It’s impossible to blog about politics in BC without acknowledging the passing of Rafe Mair.
While his radio career stretched three decades, Rafe’s radio hey-day was the 1990s. He set the agenda on major issues. His editorials were must-listen radio for anyone involved in politics. Back in those days, you had to have the dial at CKNW 98 during Rafe’s editorial or you were going to miss something. Either you would cringe, have a sigh of relief, or cheer – particularly if the other guys were being gored that day. He left an indelible mark on the Meech Lake and Charlottetown Accord debates. Where he arguably was the difference-maker was stopping the Kemano Completion Project, advanced by Alcan, in the mid 1990s. His advocacy was followed by then-Opposition Leader Gordon Campbell opposing the project, which made it virtually impossible for the NDP government to lend its support.
The CKNW talk radio line-up of the day was impressive. Rafe set the agenda, but he was followed by Bill Good, then later on by Phillip Till. Rafe’s passing highlights the current day fragmentation of our media landscape. There is no dominant medium, nor any journalist today, that has the bully pulpit like Rafe did, or Jack Webster before him.
In politics, Rafe, then a Liberal, helped organize the “majority movement” during the Barrett years, where the free enterprise side of the spectrum rallied forces, ultimately, behind Bill Bennett and the Social Credit Party. Rafe found his way onto the ballot in 1975 and served under Bennett for six years. His departure in 1981 was highly significant as it proved to be a seminal moment in BC politics. The Socreds had modernized its party apparatus and surprised the NDP in a bellwether seat. No governing party had won a by-election since 1981 until Christy Clark did so in 2011, and the by-election Rafe created in 1981 sowed the seeds of Socred victory in the 1983 general election.
It’s noteworthy that Rafe’s post-politics career had an early setback. Originally signed on as a radio host with CJOR in 1981, he was supplanted by former NDP Premier Dave Barrett a few years later and relegated to the midnight shift on CKNW. He worked his way back up the line-up all the way to the top. At that time, he was in his 50s and had to reinvent himself. It must have taken a lot of perseverance and humility.

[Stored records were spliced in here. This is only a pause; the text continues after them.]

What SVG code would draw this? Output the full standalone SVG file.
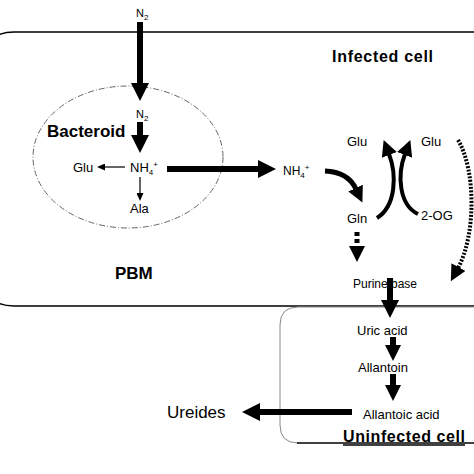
<svg xmlns="http://www.w3.org/2000/svg" width="474" height="474" viewBox="0 0 474 474">
<style>
text{font-family:"Liberation Sans",Arial,sans-serif;fill:#000}
.s{font-size:13px}
.b{font-weight:bold}
.thick{fill:none;stroke:#000;stroke-width:6}
.curve{fill:none;stroke:#000;stroke-width:5}
.thin{fill:none;stroke:#000;stroke-width:1.2}
</style>
<defs>
<marker id="big" markerUnits="userSpaceOnUse" viewBox="0 0 18 18" markerWidth="18" markerHeight="18" refX="1" refY="9" orient="auto"><path d="M0,0 L18,9 L0,18 z"/></marker>
<marker id="med" markerUnits="userSpaceOnUse" viewBox="0 0 16 16" markerWidth="16" markerHeight="16" refX="1" refY="8" orient="auto"><path d="M0,0 L16,8 L0,16 z"/></marker>
<marker id="sm" markerUnits="userSpaceOnUse" viewBox="0 0 8 7" markerWidth="8" markerHeight="7" refX="1" refY="3.5" orient="auto"><path d="M0,0 L8,3.5 L0,7 z"/></marker>
</defs>

<g id="infected-cell">
<path d="M474,32 H14 Q-16,32 -16,62 V276 Q-16,306 14,306 H474" fill="none" stroke="#000" stroke-width="1.3"/>
<text x="332" y="62" class="b" font-size="16" textLength="101">Infected cell</text>
<text x="115" y="279" class="b" font-size="17">PBM</text>
</g>

<g id="bacteroid">
<ellipse cx="128" cy="157" rx="95" ry="71" fill="none" stroke="#666" stroke-width="1" stroke-dasharray="6,2,1,2"/>
<text x="47" y="137" class="b" font-size="17">Bacteroid</text>
</g>

<g id="uninfected-cell">
<path d="M474,307 H298 Q280,307 280,325 V425 Q280,443 298,443" fill="none" stroke="#888" stroke-width="1"/>
<path d="M297,443 H474" fill="none" stroke="#000" stroke-width="1.3"/>
<text x="343" y="442" class="b" font-size="16" textLength="122">Uninfected cell</text>
<path d="M343,445 H465" stroke="#000" stroke-width="1.3"/>
</g>

<g id="n2-top"><text x="136" y="17" font-size="11">N<tspan font-size="8" dy="3">2</tspan></text></g>
<g id="n2-in"><text x="136" y="118" font-size="11">N<tspan font-size="8" dy="3">2</tspan></text></g>
<g id="nh4-in"><text x="130" y="172" font-size="13">NH<tspan font-size="8" dy="3">4</tspan><tspan font-size="8" dy="-8">+</tspan></text></g>
<g id="glu-in"><text x="73" y="172" class="s">Glu</text></g>
<g id="ala"><text x="130" y="213" class="s">Ala</text></g>
<g id="nh4-out"><text x="283" y="175" font-size="12">NH<tspan font-size="8" dy="3">4</tspan><tspan font-size="8" dy="-8">+</tspan></text></g>
<g id="glu-left"><text x="347" y="146" class="s">Glu</text></g>
<g id="glu-right"><text x="421" y="146" class="s">Glu</text></g>
<g id="gln"><text x="347" y="223" class="s">Gln</text></g>
<g id="og"><text x="421" y="220" class="s">2-OG</text></g>
<g id="purine"><text x="353" y="288" font-size="12">Purine base</text></g>
<g id="uric"><text x="357" y="335" class="s">Uric acid</text></g>
<g id="allantoin"><text x="358" y="372" class="s">Allantoin</text></g>
<g id="allantoic"><text x="363" y="419" class="s">Allantoic acid</text></g>
<g id="ureides"><text x="167" y="418" font-size="17">Ureides</text></g>

<g id="connectors">
<path class="thick" d="M140,22 V84" marker-end="url(#big)"/>
<path class="thick" d="M140,122 V136" marker-end="url(#big)"/>
<path class="thin" d="M125,167 H104" marker-end="url(#sm)"/>
<path class="thin" d="M140,177 V194" marker-end="url(#sm)"/>
<path class="thick" d="M167,169 H259" marker-end="url(#big)"/>
<path class="curve" d="M325,171 Q348,172 356,189" marker-end="url(#med)"/>
<path class="curve" style="stroke-width:4" d="M377,218 C396,206 397,175 389,154" marker-end="url(#med)"/>
<path class="curve" style="stroke-width:4" d="M418,214 C399,205 397,175 405,154" marker-end="url(#med)"/>
<path fill="none" stroke="#000" stroke-width="4" stroke-dasharray="2,1.5" d="M458,140 C476,170 476,235 458,268" marker-end="url(#med)"/>
<path fill="none" stroke="#000" stroke-width="5" stroke-dasharray="4,3" d="M357,232 V247" marker-end="url(#med)"/>
<path class="thick" d="M390,278 V301" marker-end="url(#big)"/>
<path class="thick" d="M393,337 V346" marker-end="url(#med)"/>
<path class="thick" d="M393,374 V386" marker-end="url(#med)"/>
<path class="thick" d="M352,412 H259" marker-end="url(#big)"/>
</g>
</svg>
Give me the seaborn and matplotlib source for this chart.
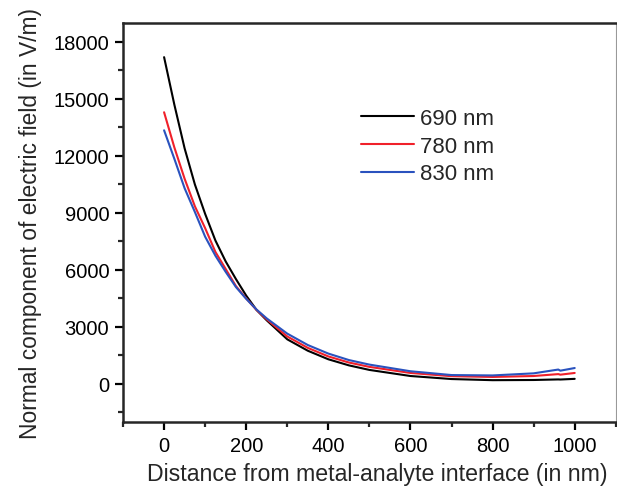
import pandas as pd
import numpy as np
import matplotlib
matplotlib.use("Agg")
import matplotlib.pyplot as plt
import seaborn as sns
from matplotlib.ticker import MultipleLocator

# distance from metal-analyte interface (nm)
distance = [0, 25, 50, 75, 100, 125, 150, 175, 200, 225, 250, 300, 350,
            400, 450, 500, 600, 700, 800, 900, 960, 965, 1000]

# normal component of the electric field (V/m)
e_690 = [17200, 14700, 12400, 10500, 8950, 7550, 6450, 5520, 4650, 3900,
         3350, 2350, 1750, 1300, 980, 740, 420, 260, 200, 210, 240, 235, 270]
e_780 = [14300, 12450, 10800, 9350, 8200, 6950, 6050, 5150, 4500, 3900,
         3400, 2500, 1900, 1450, 1130, 900, 580, 410, 370, 420, 520, 490, 580]
e_830 = [13350, 11850, 10300, 9050, 7750, 6750, 5900, 5100, 4480, 3920,
         3450, 2650, 2050, 1600, 1260, 1020, 670, 470, 450, 560, 760, 700, 840]

labels = ["690 nm", "780 nm", "830 nm"]
colors = ["#000000", "#f0202a", "#2a52be"]

df = pd.concat([
    pd.DataFrame({"distance": distance, "field": vals, "wavelength": lab})
    for vals, lab in zip([e_690, e_780, e_830], labels)
])

sns.set_style("ticks")
plt.rcParams["font.family"] = ["Liberation Sans", "DejaVu Sans"]

fig = plt.figure(figsize=(6.17, 4.89), dpi=100)
ax = fig.add_axes([0.1994, 0.135, 0.7986, 0.816])

sns.lineplot(data=df, x="distance", y="field", hue="wavelength",
             hue_order=labels, palette=colors, linewidth=1.5,
             estimator=None, sort=False, ax=ax)

ax.set_xlim(-100, 1100)
ax.set_ylim(-2000, 19000)
ax.xaxis.set_major_locator(MultipleLocator(200))
ax.xaxis.set_minor_locator(MultipleLocator(100))
ax.yaxis.set_major_locator(MultipleLocator(3000))
ax.yaxis.set_minor_locator(MultipleLocator(1500))
ax.tick_params(which="major", direction="out", length=6, width=1.6,
               labelsize=14.5, colors="black", pad=4)
ax.tick_params(which="minor", direction="out", length=3.5, width=1.6)

for side in ["left", "bottom", "top"]:
    ax.spines[side].set_linewidth(1.8)
ax.spines["right"].set_linewidth(0.8)
ax.spines["right"].set_color("#999999")

ax.set_xlabel("Distance from metal-analyte interface (in nm)", fontsize=16.7)
ax.xaxis.set_label_coords(0.515, -0.1)
ax.set_ylabel("Normal component of electric field (in V/m)", fontsize=16.4,
              labelpad=8)

ax.legend(title=None, frameon=False, loc="upper left",
          bbox_to_anchor=(0.483, 0.787), borderaxespad=0, borderpad=0,
          handlelength=2.4, handletextpad=0.25, labelspacing=0.3,
          fontsize=16)

fig.savefig("out.png", dpi=100)
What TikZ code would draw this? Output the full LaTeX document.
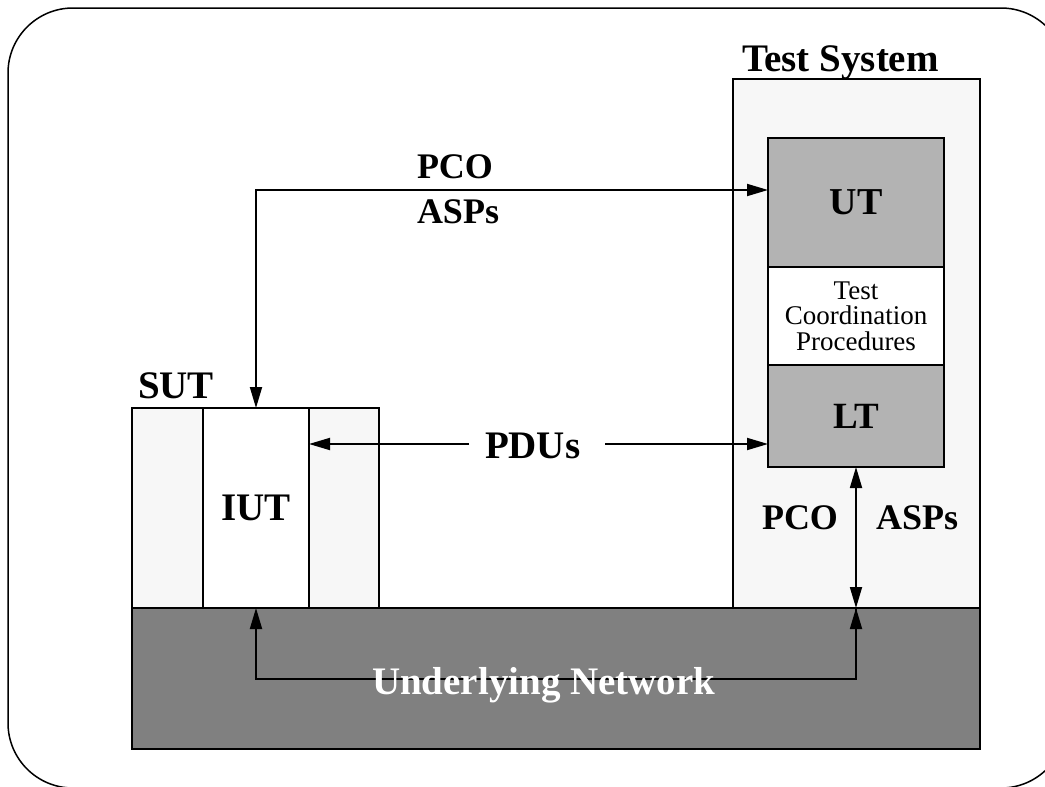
\documentclass[tikz,border=0pt]{standalone}
\usepackage{fontspec}
\setmainfont{Liberation Serif}
\usetikzlibrary{arrows.meta,calc}
\definecolor{ltgray}{HTML}{F7F7F7}
\definecolor{midgray}{HTML}{B3B3B3}
\definecolor{dkgray}{HTML}{808080}
\begin{document}
\begin{tikzpicture}[x=1pt,y=-1pt,
  box/.style={draw=black,line width=2pt,inner sep=0pt,outer sep=0pt,rectangle},
  lab/.style={inner sep=0pt,outer sep=0pt,anchor=base west},
  big/.style={font=\fontsize{39}{42}\selectfont\bfseries},
  mid/.style={font=\fontsize{36}{40}\selectfont\bfseries},
  tipA/.tip={Triangle[length=21pt,width=12pt]},
  conn/.style={line width=1.8pt,tipA-tipA},
  single/.style={line width=1.8pt,-tipA},
]
\useasboundingbox (0,0) rectangle (1045,787);
% outer frame
\draw[line width=1.5pt,rounded corners=65pt] (8,8) rectangle (1066,788);

% boxes
\node[box,fill=ltgray,minimum width=247pt,minimum height=529pt] (tsys) at (856.5,343.5) {};
\node[box,fill=dkgray,minimum width=848pt,minimum height=141pt] (net) at (556,678.5) {};
\node[box,fill=ltgray,minimum width=247pt,minimum height=200pt] (sut) at (255.5,508) {};
\node[box,fill=white,minimum width=106pt,minimum height=200pt,big] (iut) at (256,508) {IUT};
\node[box,fill=midgray,minimum width=176pt,minimum height=129pt,font=\fontsize{38}{40}\selectfont\bfseries] (ut) at (856,202.5) {UT};
\node[box,fill=white,minimum width=176pt,minimum height=98pt,align=center,font=\fontsize{27}{25.5}\selectfont] (tcp) at (856,316) {Test\\Coordination\\Procedures};
\node[box,fill=midgray,minimum width=176pt,minimum height=102pt,font=\fontsize{37}{40}\selectfont\bfseries] (lt) at (856,416) {LT};

% labels
\node[lab,big] (tslab) at (742,71) {Test System};
\node[lab,big] (sutlab) at (138,398) {SUT};
\node[lab,mid] (pco1) at (417,178) {PCO};
\node[lab,mid] (asp1) at (417,223) {ASPs};
\node[lab,mid] (pco2) at (762,529) {PCO};
\node[lab,mid] (asp2) at (876,529) {ASPs};
\node[lab,big] (pdus) at (485,458) {PDUs};

% connectors
\coordinate (utin) at ($(ut.west)+(0,-12.5)$);
\draw[conn] (iut.north) |- (utin);

\coordinate (pl) at (469,444);
\coordinate (pr) at (605,444);
\draw[single] (pl) -- (pl -| iut.east);
\draw[single] (pr) -- (pr -| lt.west);

\draw[conn] (lt.south) -- (lt.south |- net.north);

\coordinate (loop) at (256,679);
\draw[line width=1.8pt,tipA-] (iut.south) -- (loop) -| (lt.south |- net.north);
\draw[line width=1.8pt,-tipA] (loop -| lt.south) -- (lt.south |- net.north);

\node[lab,big,text=white] (netlab) at (372,694) {Underlying Network};
\end{tikzpicture}
\end{document}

On a personal note, my parents knew Rafe from high school and UBC. My Dad and Rafe ran against each other for head of the Zeta Psi fraternity and engaged in many political debates, I’m told. In 1991, the Rafe Mair Show invited the youth wings of the Socreds and the NDP onto their show in the pre-election period. As a young organizer for Gordon Wilson’s BC Liberals, I was outraged! Why weren’t the Liberals invited? (Of course, we had no seats in the Legislature at the time). So I did what anyone would do in this situation, I faxed Rafe Mair and demanded to be in the show. He agreed. Along with my team of young Liberals – Bruce Young and Christy Clark – we appeared on his show from the CKNW studio at the Plaza of Nations. I was nervous and absolutely terrible, intimidated by the legendary host. At the first commercial break, I mentioned who my parents were and, at that point, Rafe’s tone changed and took it easy on us. Thanks for that Rafe. Years later, my father passed away, and though he and my Dad had not kept in touch very much over the years, he was kind enough to note his passing on his show, a kind gesture of a broadcaster at the top of the heap, remembering an old friend from days gone by.
Just returned to the wet coast from a six week sojourn through the South Pacific – retirement is great! So I didn’t get to read your tribute to Rafe Mair until today. Your story reminded me of one event that included Rafe while he was, I think, Minister of the Environment, or whatever it was called in the late 70s. I was involved at the time with the Canadian delegation to the old International North Pacific Fisheries Commission. At an Annual meeting in the late 70s in Tokyo, Rafe joined the delegation to keep tabs on we Feds, I guess.
Anyway, I recall Rafe wanting to see something of Japan, so I accompanied him, with a couple of others, on a train trip to Nara. I have never forgotten how excited Rafe was about this expedition, and how close he kept to our small group – he didn’t want to have to find his own way back to Tokyo!
Anyhow, small events make lasting memories, and I always appreciated his gratitude for my escorting him to Nara that day and, more important, getting him back to the familiar territory of the Imperial Hotel.